I don’t know that much about old Broadway or the story of Larry Hart, so I’m not entirely sure if he was as much of an annoying creep as the movie portrayed him. History aside, I simply wonder why a person would make a movie about someone who is so unlikable?
Many movies have vexing or awkward main characters. My mind immediately jumps to "Napoleon Dynamite.” Yes, Napoleon is socially awkward and sometimes hard to watch, but he is also innocently charming and someone who changes by the end of the movie. But in “Blue Moon,” there’s nothing innocently charming about a 47-year-old man obsessing over a 20-year-old college student. And there is no room for character development in the one evening this film takes place.
“Blue Moon” tells the story of Lorenz Hart (Ethan Hawke) when he attends a restaurant party the night of the opening of the show, “Oklahoma!” We follow Hart and his obsessions with a college girl, Elizabeth (Margaret Qualley), and several awkward conversations with those present. Throughout the night, Hart gets the cold shoulder by his previous writing partner, Richard Rodgers (Andrew Scott), and given a foreseeable rejection by his “irreplaceable Elizabeth.”
I would like to praise Hawke’s performance. He unfortunately does a terrific job portraying someone I am endlessly infuriated with. I had several physical reactions in the theater watching him interact with the other characters. When he pestered Richard Rodgers about writing a Marco Polo musical, I put my face in my hands waiting for it to end. When he rambles to the pianist in the bathroom, I laughed when the pianist suddenly left the room with Hart mid-sentence — I was jealous because I wanted to leave the room, too.

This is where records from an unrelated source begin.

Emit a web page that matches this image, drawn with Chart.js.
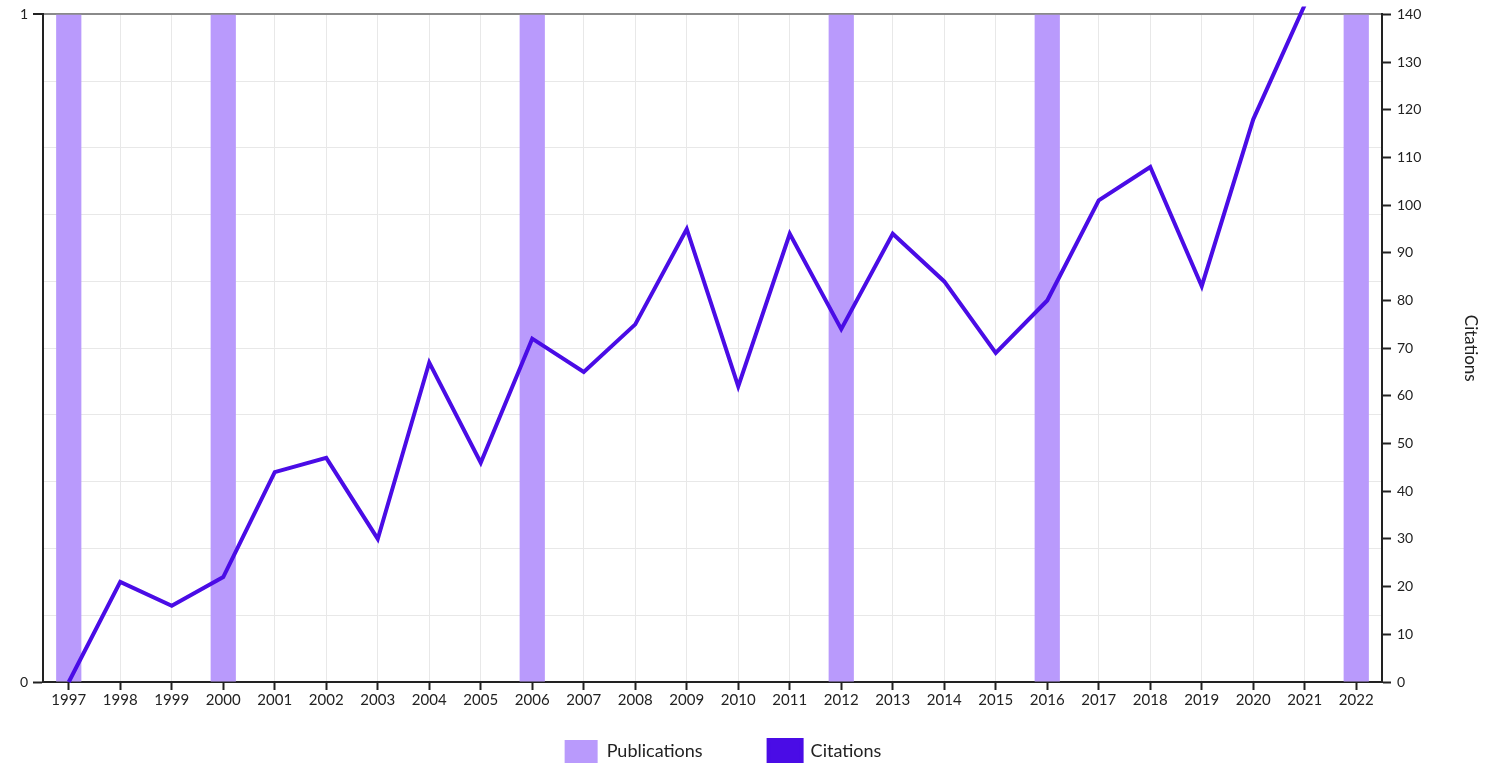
<!DOCTYPE html>
<html>
<head>
<meta charset="utf-8">
<script src="https://cdn.jsdelivr.net/npm/chart.js@4"></script>
<style>
    html, body { margin: 0; padding: 0; background: #fff; }
    #wrap { width: 1493px; height: 763px; position: relative; }
</style>
</head>
<body>
<div id="wrap"><canvas id="chart"></canvas></div>
<script>
const years = ['1997', '1998', '1999', '2000', '2001', '2002', '2003', '2004', '2005', '2006', '2007', '2008', '2009',
    '2010', '2011', '2012', '2013', '2014', '2015', '2016', '2017', '2018', '2019', '2020', '2021', '2022'];

const publications = [1, 0, 0, 1, 0, 0, 0, 0, 0, 1, 0, 0, 0, 0, 0, 1, 0, 0, 0, 1, 0, 0, 0, 0, 0, 1];

const citations = [0, 21, 16, 22, 44, 47, 30, 67, 46, 72, 65, 75, 95, 62, 94, 74, 94, 84, 69, 80, 101, 108, 83, 118, 142, null];

const barColor = '#b99afc';
const lineColor = '#4a0ce6';
const gridColor = '#e8e8e8';
const axisColor = '#222';

Chart.defaults.font.family = 'Lato, sans-serif';
Chart.defaults.color = axisColor;

// the legend keeps a small slot in the layout, but its row sits on the bottom edge
const legendToBottom = {
    id: 'legendToBottom',
    afterLayout(chart) {
        const legend = chart.legend;
        const labels = legend.options.labels;
        legend.top = chart.height - labels.boxHeight - labels.padding;
        legend.bottom = chart.height;
        legend.left = chart.chartArea.left;
        legend.right = chart.width - 90;
    },
};

new Chart(document.getElementById('chart'), {
    type: 'bar',
    data: {
        labels: years,
        datasets: [
            {
                type: 'line',
                label: 'Citations',
                data: citations,
                yAxisID: 'y1',
                borderColor: lineColor,
                backgroundColor: lineColor,
                borderWidth: 4,
                pointRadius: 0,
                tension: 0,
                clip: 8,
                order: 0,
            },
            {
                label: 'Publications',
                data: publications,
                yAxisID: 'y',
                backgroundColor: barColor,
                borderWidth: 0,
                categoryPercentage: 1,
                barPercentage: 0.49,
                order: 1,
            },
        ],
    },
    plugins: [legendToBottom],
    options: {
        responsive: true,
        maintainAspectRatio: false,
        animation: false,
        layout: {
            padding: { top: 6, right: 0, left: 0, bottom: 0 },
        },
        plugins: {
            legend: {
                position: 'bottom',
                fullSize: false,
                reverse: true,
                maxHeight: 51,
                labels: {
                    boxWidth: 33,
                    boxHeight: 23,
                    padding: 66,
                    font: { size: 18 },
                    color: axisColor,
                },
            },
            tooltip: { enabled: false },
        },
        scales: {
            x: {
                offset: true,
                afterFit: (scale) => { scale.height = 30; },
                grid: {
                    color: gridColor,
                    offset: false,
                    tickColor: axisColor,
                    tickLength: 8,
                    tickWidth: 2,
                },
                border: { color: axisColor, width: 2 },
                ticks: {
                    font: { size: 15 },
                    color: axisColor,
                    maxRotation: 0,
                    autoSkip: false,
                    padding: 1,
                },
            },
            y: {
                position: 'left',
                min: 0,
                max: 1,
                afterFit: (scale) => { scale.width = 43; },
                ticks: {
                    stepSize: 0.1,
                    font: { size: 14 },
                    color: axisColor,
                    padding: 5,
                    callback: (value) => (value === 0 || value === 1 ? String(value) : ''),
                },
                grid: {
                    color: (ctx) => (ctx.tick && ctx.tick.value === 1 ? '#8a8a8a' : gridColor),
                    lineWidth: (ctx) => (ctx.tick && ctx.tick.value === 1 ? 2 : 1),
                    tickColor: (ctx) => (ctx.tick && (ctx.tick.value === 0 || ctx.tick.value === 1) ? axisColor : 'transparent'),
                    tickLength: 10,
                    tickWidth: 2,
                },
                border: { color: axisColor, width: 2 },
            },
            y1: {
                position: 'right',
                min: 0,
                max: 140,
                afterFit: (scale) => { scale.width = 111; },
                ticks: {
                    stepSize: 10,
                    font: { size: 14 },
                    color: axisColor,
                    padding: 6,
                },
                grid: {
                    drawOnChartArea: false,
                    tickColor: axisColor,
                    tickLength: 9,
                    tickWidth: 2,
                },
                border: { color: axisColor, width: 2 },
                title: {
                    display: true,
                    text: 'Citations',
                    font: { size: 17 },
                    color: axisColor,
                    padding: { top: 12, bottom: 0 },
                },
            },
        },
    },
});
</script>
</body>
</html>
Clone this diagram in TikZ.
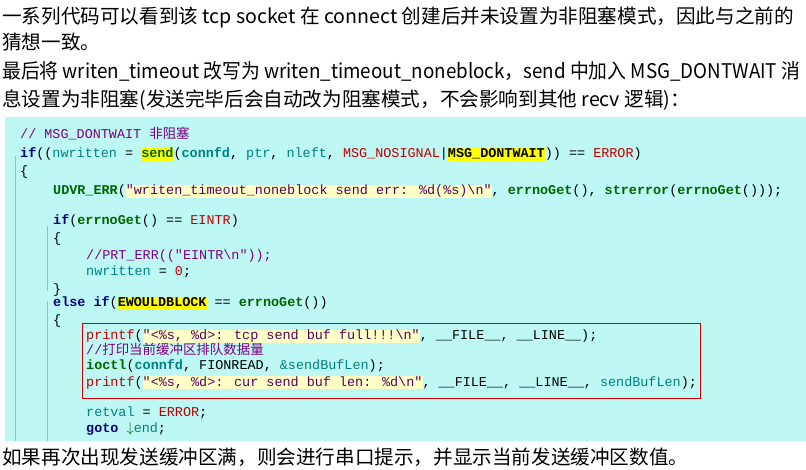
\documentclass[tikz,border=0pt]{standalone}
\usepackage{fontspec}
\usepackage{graphicx}
\setmainfont{Noto Sans CJK SC}
\newfontfamily\codefont{Liberation Mono}
\newfontfamily\cjkc{Noto Sans CJK SC}
\definecolor{bgc}{HTML}{BDF8F4}
\definecolor{kwc}{HTML}{000080}
\definecolor{fnc}{HTML}{006400}
\definecolor{vac}{HTML}{008080}
\definecolor{csc}{HTML}{C00000}
\definecolor{cmc}{HTML}{800080}
\definecolor{stbg}{HTML}{FFFFC8}
\definecolor{hly}{HTML}{FFFF00}
\newcommand\kw[1]{\textcolor{kwc}{\bfseries #1}}
\newcommand\fn[1]{\textcolor{fnc}{\bfseries #1}}
\newcommand\va[1]{\textcolor{vac}{#1}}
\newcommand\cs[1]{\textcolor{csc}{#1}}
\newcommand\cm[1]{\textcolor{cmc}{#1}}
\newcommand\hlb[2]{{\setlength\fboxsep{0pt}\colorbox{#1}{\vphantom{Ag(}#2}}}
\newcommand\st[1]{\hlb{stbg}{\textcolor{cmc!70!black}{#1}}}
\newcommand\zh[1]{{\cjkc #1}}
\begin{document}
\begin{tikzpicture}[x=1pt,y=-1pt,
  txt/.style={anchor=west,inner sep=0pt,font=\fontsize{19.6}{22}\selectfont},
  cl/.style={anchor=base west,inner sep=0pt,font=\codefont\fontsize{13.45}{16}\selectfont},
  fold/.style={draw=gray!60,line width=0.5pt}]
\useasboundingbox (0,0) rectangle (806,470);
\fill[white] (0,0) rectangle (806,470);
\node[txt] (t1) at (2,17) {一系列代码可以看到该 tcp socket 在 connect 创建后并未设置为非阻塞模式，因此与之前的};
\node[txt] (t2) at (2,42) {猜想一致。};
\node[txt] (t3) at (2,71) {\resizebox{798pt}{17pt}{最后将 writen\_timeout 改写为 writen\_timeout\_noneblock，send 中加入 MSG\_DONTWAIT 消}};
\node[txt] (t4) at (2,100) {息设置为非阻塞(发送完毕后会自动改为阻塞模式，不会影响到其他 recv 逻辑)：};
\fill[bgc] (5,117) rectangle (806,441);
\draw[fold] (15,156) -- (15,441);
\draw[fold] (47,226) -- (47,291);
\draw[fold] (47,301) -- (47,441);
\node[cl] (c1) at (20,139) {\cm{// MSG\_DONTWAIT \zh{非阻塞}}};
\node[cl] (c2) at (20,158) {\kw{if}((\va{nwritten} = \hlb{hly}{\fn{send}}(\va{\bfseries connfd}, \va{ptr}, \va{nleft}, \cs{MSG\_NOSIGNAL}|\hlb{hly}{\textcolor{black}{\bfseries MSG\_DONTWAIT}})) == \cs{ERROR})};
\node[cl] (c3) at (20,176) {\{};
\node[cl] (c4) at (53,195) {\fn{UDVR\_ERR}(\st{"writen\_timeout\_noneblock send err: \%d(\%s)\textbackslash n"}, \fn{errnoGet}(), \fn{strerror}(\fn{errnoGet}()));};
\node[cl] (c5) at (53,225) {\kw{if}(\fn{errnoGet}() == \cs{EINTR})};
\node[cl] (c6) at (53,243) {\{};
\node[cl] (c7) at (86,260) {\cm{//PRT\_ERR(("EINTR\textbackslash n"));}};
\node[cl] (c8) at (86,276) {\va{nwritten} = \cs{0};};
\node[cl] (c9) at (53,294) {\}};
\node[cl] (c10) at (53,307) {\kw{else if}(\hlb{hly}{\textcolor{black}{\bfseries EWOULDBLOCK}} == \fn{errnoGet}())};
\node[cl] (c11) at (53,325) {\{};
\node[cl] (c12) at (86,340) {\cs{printf}(\st{"<\%s, \%d>: tcp send buf full!!!\textbackslash n"}, \_\_FILE\_\_, \_\_LINE\_\_);};
\node[cl] (c13) at (86,355) {\cm{//\zh{打印当前缓冲区排队数据量}}};
\node[cl] (c14) at (86,370) {\fn{ioctl}(\va{\bfseries connfd}, FIONREAD, \va{\&sendBufLen});};
\node[cl] (c15) at (86,386) {\cs{printf}(\st{"<\%s, \%d>: cur send buf len: \%d\textbackslash n"}, \_\_FILE\_\_, \_\_LINE\_\_, \va{sendBufLen});};
\draw[red!80!black,line width=1pt] (82,324) rectangle (700,398);
\node[cl] (c16) at (86,416) {\va{retval} = \cs{ERROR};};
\node[cl] (c17) at (86,432) {\kw{goto} \textcolor{fnc}{$\downarrow$}\va{end};};
\node[txt] (t5) at (2,457) {如果再次出现发送缓冲区满，则会进行串口提示，并显示当前发送缓冲区数值。};
\end{tikzpicture}
\end{document}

If the filmmakers’ objective for this movie was to make the audience cringe for an hour and 40 minutes, they certainly succeeded. However, I don’t give grace to films that are purposefully difficult to watch. If the intent was to be annoying, I don’t praise the film for fulfilling its intent; I criticize the intent itself.
And what a runtime, too. For a movie already under two hours, it seems to need even less. The film is mainly one character talking at another. While you might think that sounds like normal dialogue, it unfortunately wasn’t.
I am a huge fan of dialogue-heavy films. I am, however, not a fan of monologue-heavy films. And whether it be Larry Hart talking the ear off of another character, or Elizabeth telling a lengthy story about her birthday, hearing a single person ramble is hardly ever a good recipe for emotional conversations between characters.
The last thing I want to mention was the film’s laughable attempts at easter eggs. The inclusion of E.B. White in the story, because apparently the screenwriter thought we needed an origin for the idea of “Stuart Little,” is a prime example. Hart talks to White about a mouse, whom he’s named Stuart, that he often finds in his apartment. White then looks intrigued and writes this decidedly novel idea down before leaving the bar. I even looked this up to see if this interaction actually happened, and it almost certainly didn’t. This moment added nothing to the already flimsy story and just seemed to depict E.B. White as someone less creative than he actually was.
I love watching movies that make me cry, but I understand that some people purposefully avoid movies for that reason. In the same vein, I purposefully avoid movies that annoy me. However, if you enjoy movies that annoy you, “Blue Moon” is the perfect film for you.